At this point, you’re probably thinking:

“Why did she even bring up the Korean exchange student story to just talk about her obsession with looking at stars….”

Actually, you probably weren’t thinking that at all but the point is I went off on a tangent. The second reason I was astounded by their lack-of-night-sky experience was I don’t want what happened to the South Koreans to happen to me. I’m talking about how I could be missing out on something so amazing like seeing stars for the first time. Don’t get me wrong, I’m grateful for what I have here, no doubt. However, the worst part was they really didn’t even know they were missing out.
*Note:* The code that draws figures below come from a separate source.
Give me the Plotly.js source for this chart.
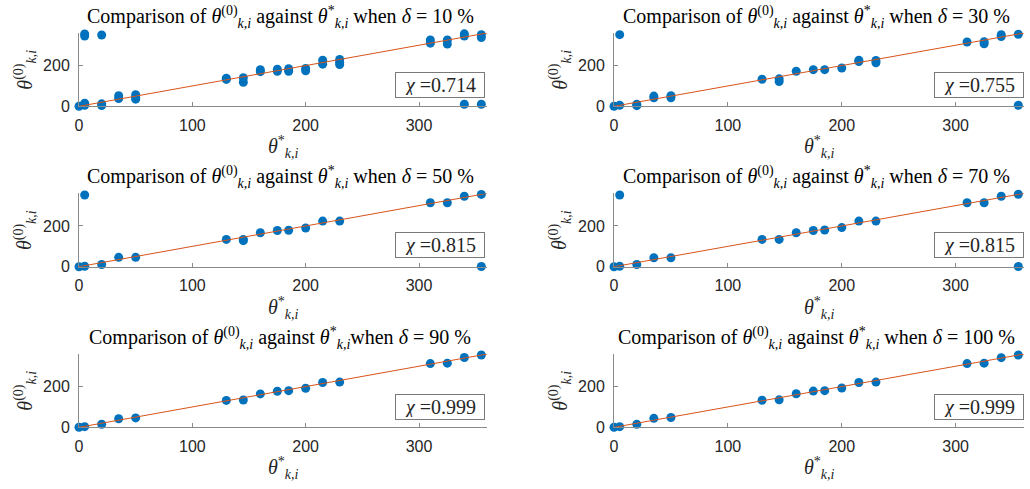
<!DOCTYPE html>
<html>
<head>
<meta charset="utf-8">
<script src="https://cdn.plot.ly/plotly-3.0.1.min.js"></script>
<style>html,body{margin:0;padding:0;background:#fff;}#chart{width:1030px;height:489px;}</style>
</head>
<body>
<div id="chart"></div>
<script>
// ---- data ----
const deltas = [10, 30, 50, 70, 90, 100];
const chiValues = ["0.714", "0.755", "0.815", "0.815", "0.999", "0.999"];

const thetaStar10 = [0, 5,5,5,5, 20,20,20, 35,35, 50,50,50, 130,130, 145,145, 160,160, 175,175, 185,185, 200,200, 215,215, 230,230,230, 310,310, 325,325, 340,340,340, 355,355,355];
const theta0_10   = [0, 345,355,5,15, 350,4,12, 38,52, 35,45,57, 132,138, 118,140, 170,180, 172,182, 172,185, 174,186, 207,226, 205,216,230, 310,326, 306,326, 345,356,10, 338,352,10];

const thetaStar30 = [0, 5,5, 20,20, 35,35, 50,50, 130, 145,145, 160, 175, 185, 200, 215,215, 230,230, 310, 325,325, 340,340, 355,355];
const theta0_30   = [0, 352,5, 3,10, 42,50, 42,52, 133, 122,135, 172, 180, 180, 188, 220,226, 214,225, 316, 307,317, 343,352, 354,5];

const thetaStar50 = [0, 5,5, 20, 35, 50, 130, 145,145, 160, 175, 185, 200, 215, 230, 310, 325, 340, 355,355];
const theta0_50   = [0, 352,2, 11, 46, 46, 134, 128,134, 167, 178, 179, 190, 224, 224, 314, 314, 346, 355, 1];

const thetaStar70 = [0, 5,5, 20, 35, 50, 130, 145, 160, 175, 185, 200, 215, 230, 310, 325, 340, 355,355];
const theta0_70   = [0, 352,2, 11, 44, 44, 134, 134, 167, 178, 180, 192, 224, 224, 314, 314, 346, 356, 1];

const thetaStar90 = [0, 5, 20, 35, 50, 130, 145, 160, 175, 185, 200, 215, 230, 310, 325, 340, 355];
const theta0_90   = [0, 3, 15, 42, 46, 132, 134, 164, 177, 180, 192, 220, 222, 313, 315, 343, 355];

const thetaStar100 = [0, 5, 20, 35, 50, 130, 145, 160, 175, 185, 200, 215, 230, 310, 325, 340, 355];
const theta0_100   = [0, 3, 15, 44, 48, 133, 135, 165, 178, 180, 193, 220, 222, 313, 315, 342, 355];

const refLineX = [0, 360];
const refLineY = [0, 360];

const xTickVals = [0, 100, 200, 300];
const yTickVals = [0, 200];

const seriesX = [thetaStar10, thetaStar30, thetaStar50, thetaStar70, thetaStar90, thetaStar100];
const seriesY = [theta0_10, theta0_30, theta0_50, theta0_70, theta0_90, theta0_100];

// ---- layout geometry (pixels) ----
const W = 1030, H = 489;
const colX = [[79, 487], [614, 1024]];
const rowY = [[33, 106.3], [193.4, 266.7], [354, 427.3]];
const px = v => v / W;
const py = v => 1 - v / H;

const serif = "Liberation Serif, Times New Roman, serif";
const sans = "Liberation Sans, Arial, Helvetica, sans-serif";
const axisGray = "#8a8a8a";
const textDark = "#262626";

const th0 = "<i>θ</i><sup>(0)</sup><sub><i>k,i</i></sub>";
const thS = "<i>θ</i><sup>*</sup><sub><i>k,i</i></sub>";

const traces = [];
const layout = {
  width: W, height: H,
  margin: {l: 0, r: 0, t: 0, b: 0},
  paper_bgcolor: "#ffffff",
  plot_bgcolor: "rgba(0,0,0,0)",
  showlegend: false,
  annotations: []
};

for (let i = 0; i < 6; i++) {
  const r = Math.floor(i / 2), c = i % 2;
  const sfx = i === 0 ? "" : String(i + 1);
  const xa = "x" + sfx, ya = "y" + sfx;

  traces.push({
    type: "scatter", mode: "markers",
    x: seriesX[i], y: seriesY[i],
    xaxis: xa, yaxis: ya,
    cliponaxis: false,
    marker: {color: "#0072BD", size: 9, line: {width: 0}},
    hoverinfo: "x+y"
  });
  traces.push({
    type: "scatter", mode: "lines",
    x: refLineX, y: refLineY,
    xaxis: xa, yaxis: ya,
    cliponaxis: false,
    line: {color: "#D95319", width: 1},
    hoverinfo: "skip"
  });

  const common = {
    showgrid: false, zeroline: false,
    showline: true, linecolor: axisGray, linewidth: 1,
    ticks: "inside", ticklen: 4, tickcolor: axisGray, tickwidth: 1,
    tickfont: {family: sans, size: 16, color: textDark},
    fixedrange: true
  };
  layout["xaxis" + sfx] = Object.assign({}, common, {
    domain: [px(colX[c][0]), px(colX[c][1])],
    range: [0, 360], tickmode: "array", tickvals: xTickVals,
    anchor: ya, ticklabelstandoff: 4
  });
  layout["yaxis" + sfx] = Object.assign({}, common, {
    domain: [py(rowY[r][1]), py(rowY[r][0])],
    range: [0, 360], tickmode: "array", tickvals: yTickVals,
    anchor: xa, ticklabelstandoff: 5
  });

  const cx = (colX[c][0] + colX[c][1]) / 2;
  const titleY = [17, 177, 338][r];
  const whenSep = deltas[i] === 90 ? "" : " ";
  layout.annotations.push({
    xref: "paper", yref: "paper",
    x: px(cx - 3), y: py(titleY),
    xanchor: "center", yanchor: "middle", showarrow: false,
    text: "Comparison of " + th0 + " against " + thS + whenSep + "when <i>δ</i> = " + deltas[i] + " %",
    font: {family: serif, size: 20, color: "#000"}
  });
  // x axis title
  layout.annotations.push({
    xref: "paper", yref: "paper",
    x: px(cx), y: py(rowY[r][1] + 41),
    xanchor: "center", yanchor: "middle", showarrow: false,
    text: thS,
    font: {family: serif, size: 20, color: textDark}
  });
  // y axis title
  layout.annotations.push({
    xref: "paper", yref: "paper",
    x: px(colX[c][0] - 54), y: py((rowY[r][0] + rowY[r][1]) / 2),
    xanchor: "center", yanchor: "middle", showarrow: false, textangle: -90,
    text: th0,
    font: {family: serif, size: 20, color: textDark}
  });
  // chi box
  const boxCx = c === 0 ? 440 : 979;
  const boxCy = [85, 245, 407][r];
  layout.annotations.push({
    xref: "paper", yref: "paper",
    x: px(boxCx), y: py(boxCy),
    xanchor: "center", yanchor: "middle", showarrow: false,
    text: "<i>χ</i> =" + chiValues[i],
    font: {family: serif, size: 20, color: textDark},
    bgcolor: "#ffffff", bordercolor: "#7a7a7a", borderwidth: 1, borderpad: 2,
    width: 84, height: 20
  });
}

Plotly.newPlot("chart", traces, layout, {staticPlot: true, displayModeBar: false});
</script>
</body>
</html>
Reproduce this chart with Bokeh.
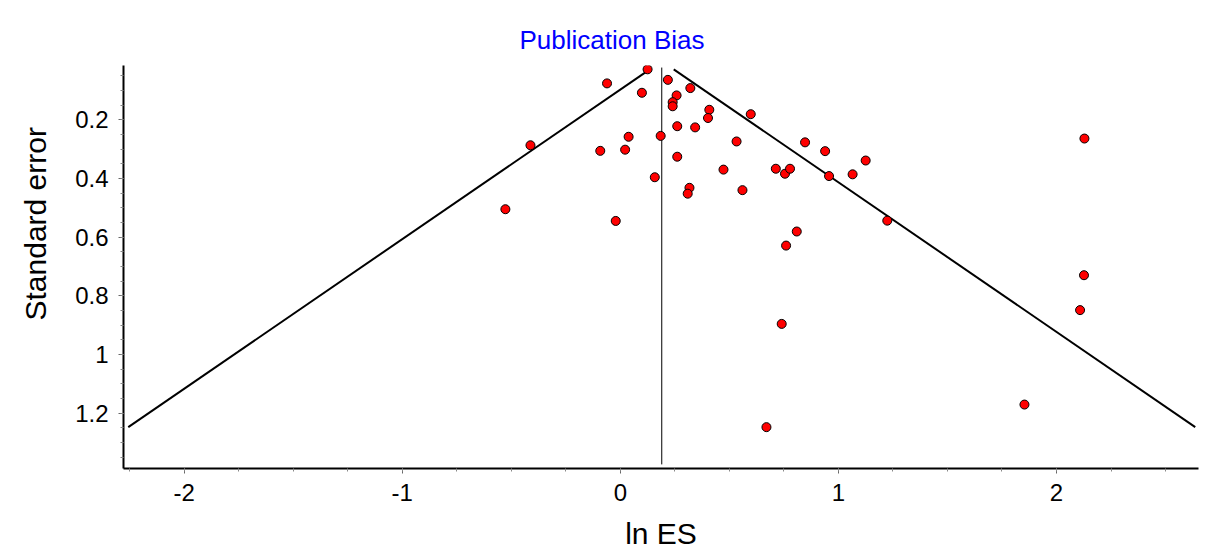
from bokeh.plotting import figure
from bokeh.models import Range1d, FixedTicker, CustomJSTickFormatter, Title
from bokeh.embed import file_html
from bokeh.resources import INLINE
import numpy as np

# ---- data (ln effect size, standard error) ----
ln_es = [0.125, -0.061, 0.099, 0.218, 0.321, 0.258, 0.240, 0.240, 0.408, 0.402,
         0.598, -0.412, 0.038, 0.185, 0.261, 0.343, 0.533, 0.847, -0.092, 0.022,
         0.261, 0.158, 0.473, 0.713, 0.755, 0.778, 0.317, 0.309, 0.560, -0.527,
         -0.021, 0.809, 0.760, 0.939, 1.125, 0.957, 1.065, 1.224, 0.740, 0.670,
         1.853, 2.126, 2.108, 2.128]
std_err = [0.028, 0.076, 0.108, 0.064, 0.092, 0.117, 0.140, 0.154, 0.166, 0.194,
           0.181, 0.287, 0.258, 0.255, 0.222, 0.226, 0.274, 0.277, 0.306, 0.302,
           0.326, 0.396, 0.370, 0.367, 0.384, 0.367, 0.432, 0.452, 0.440, 0.505,
           0.545, 0.581, 0.629, 0.307, 0.339, 0.392, 0.386, 0.544, 0.896, 1.248,
           1.171, 0.730, 0.849, 0.264]
pooled = 0.19
z = 1.96

x_ticks = [-2, -1, 0, 1, 2]
y_ticks = [0.2, 0.4, 0.6, 0.8, 1.0, 1.2]
title_text = "Publication Bias"
x_label = "ln ES"
y_label = "Standard error"

FONT = "Liberation Sans"

p = figure(width=1217, height=552, output_backend="svg", toolbar_location=None,
           x_range=Range1d(-2.278, 2.651), y_range=Range1d(1.389, 0.015),
           min_border_left=122, min_border_right=19, min_border_top=65,
           min_border_bottom=84)
p.outline_line_color = None
p.grid.visible = False
p.background_fill_color = "white"

# funnel
se_min, se_max = min(std_err), max(std_err)
p.line([pooled - z * se_max, pooled - z * se_min], [se_max, se_min],
       line_color="black", line_width=2)
p.line([pooled + z * se_min, pooled + z * se_max], [se_min, se_max],
       line_color="black", line_width=2)
p.line([pooled, pooled], [0.022, 1.375], line_color="black", line_width=1)

p.scatter(ln_es, std_err, size=9, fill_color="red", line_color="black", line_width=1)

# axes
p.xaxis.ticker = FixedTicker(ticks=x_ticks,
                             minor_ticks=list(np.arange(-2.25, 2.51, 0.25)))
p.yaxis.ticker = FixedTicker(ticks=y_ticks,
                             minor_ticks=list(np.arange(0.05, 1.36, 0.05)))
fmt = CustomJSTickFormatter(code="return String(Number(tick.toFixed(2)));")
p.yaxis.formatter = fmt
p.xaxis.formatter = fmt

for ax in (p.xaxis[0], p.yaxis[0]):
    ax.axis_line_width = 2
    ax.axis_line_color = "black"
    ax.major_tick_line_color = "#666666"
    ax.minor_tick_line_color = "#888888"
    ax.major_tick_out = 5
    ax.major_tick_in = 0
    ax.minor_tick_out = 3
    ax.minor_tick_in = 0
    ax.major_label_text_font = FONT
    ax.major_label_text_font_size = "24px"
    ax.major_label_text_color = "black"
    ax.axis_label_text_font = FONT
    ax.axis_label_text_font_size = "30px"
    ax.axis_label_text_font_style = "normal"
    ax.axis_label_text_color = "black"

p.xaxis.major_label_standoff = 10
p.yaxis.major_label_standoff = 10
p.xaxis.axis_label = x_label
p.xaxis.axis_label_standoff = 13

# y axis title as a side title so it can sit higher, like the reference
p.add_layout(Title(text=y_label, align="left", offset=148, vertical_align="top",
                   text_font=FONT, text_font_size="30px",
                   text_font_style="normal", text_color="black", standoff=37),
             "left")

p.add_layout(Title(text=title_text, align="left", offset=396,
                   text_font=FONT, text_font_size="26px",
                   text_font_style="normal", text_color="blue", standoff=22),
             "above")

open("out.html", "w").write(file_html(p, INLINE))
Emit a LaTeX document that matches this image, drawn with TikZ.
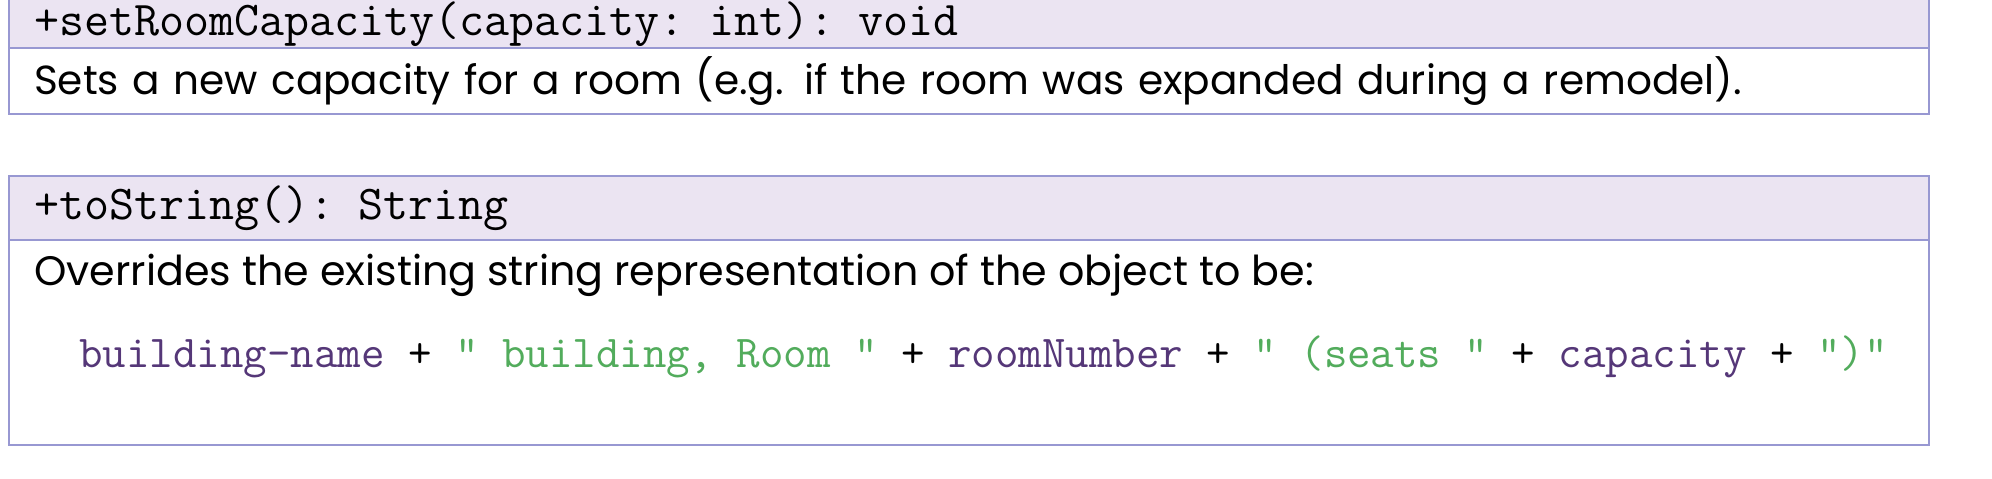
\documentclass[tikz,border=0pt]{standalone}
\usepackage{fontspec}
\usepackage{tikz}
\usetikzlibrary{positioning}
\setmainfont{Poppins}

\definecolor{headfill}{RGB}{235,228,242}
\definecolor{boxline}{RGB}{152,152,210}
\definecolor{codevar}{RGB}{85,55,120}
\definecolor{codestr}{RGB}{82,172,92}

\begin{document}
\begin{tikzpicture}
[
    x=1pt, y=1pt,
    head/.style={draw=boxline, fill=headfill, line width=1pt, outer sep=0pt,
        minimum width=960.15pt, minimum height=32.15pt, anchor=north west,
        text width=934.85pt, inner xsep=12.65pt, align=left,
        font=\ttfamily\fontsize{24.3pt}{28pt}\selectfont},
    body/.style={draw=boxline, fill=white, line width=1pt, outer sep=0pt,
        minimum width=960.15pt, text width=934.85pt, inner xsep=12.65pt, align=left,
        font=\fontsize{20.3pt}{24pt}\selectfont},
    desc/.style={inner sep=0pt, anchor=west, font=\fontsize{20.6pt}{24pt}\selectfont},
    code/.style={inner sep=0pt, anchor=west,
        font=\ttfamily\fontsize{22.8pt}{26pt}\selectfont},
]
\useasboundingbox (0,0) rectangle (996,239);
\begin{scope}
\clip (0,0) rectangle (996,239);
\node [head, minimum height=0pt, inner ysep=0pt, text height=18.9pt, text depth=6pt]
    (setHead) at (4.35,240) {+setRoomCapacity(capacity: int): void};
\node [body, minimum height=33pt, below=0pt of setHead] (setBody)
{Sets a new capacity for a room (e.g. if the room was expanded during a remodel).};
\end{scope}
\node [head] (strHead) at (4.35,151.15) {+toString(): String};
\node [body, minimum height=102.35pt, below=0pt of strHead] (strBody) {};
\node [desc] (strDesc) at ([xshift=12.65pt, yshift=-17.5pt]strBody.north west)
{Overrides the existing string representation of the object to be:};
\node [code] (strCode) at ([xshift=35.15pt, yshift=-58.5pt]strBody.north west)
{{\color{codevar}building-name} + {\color{codestr}" building, Room "} + {\color{codevar}roomNumber} + {\color{codestr}" (seats "} + {\color{codevar}capacity} + {\color{codestr}")"}};
\end{tikzpicture}
\end{document}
How scary is that?! There is so much we could be missing, so many creations God gave us and we wouldn’t even realize it if we didn’t go out and look for them.

I mean, if God gave us this earth to enjoy, we need to, right? There are so many other creations I want to experience. The Korean Exchange students were such a blessing to me because I didn’t have to leave the country to experience a different culture and I loved it (Korean food is now my favorite kind of food). God created some great people and places so catch me on the other side of the world whenever I have enough money to be homeless for a while.


2 thoughts on “shooting stars & the korean exchange students

  1. I really enjoyed this. Continue to spread the word of God in all ways. Sometimes you are the only Bible some will ever read. Thanks.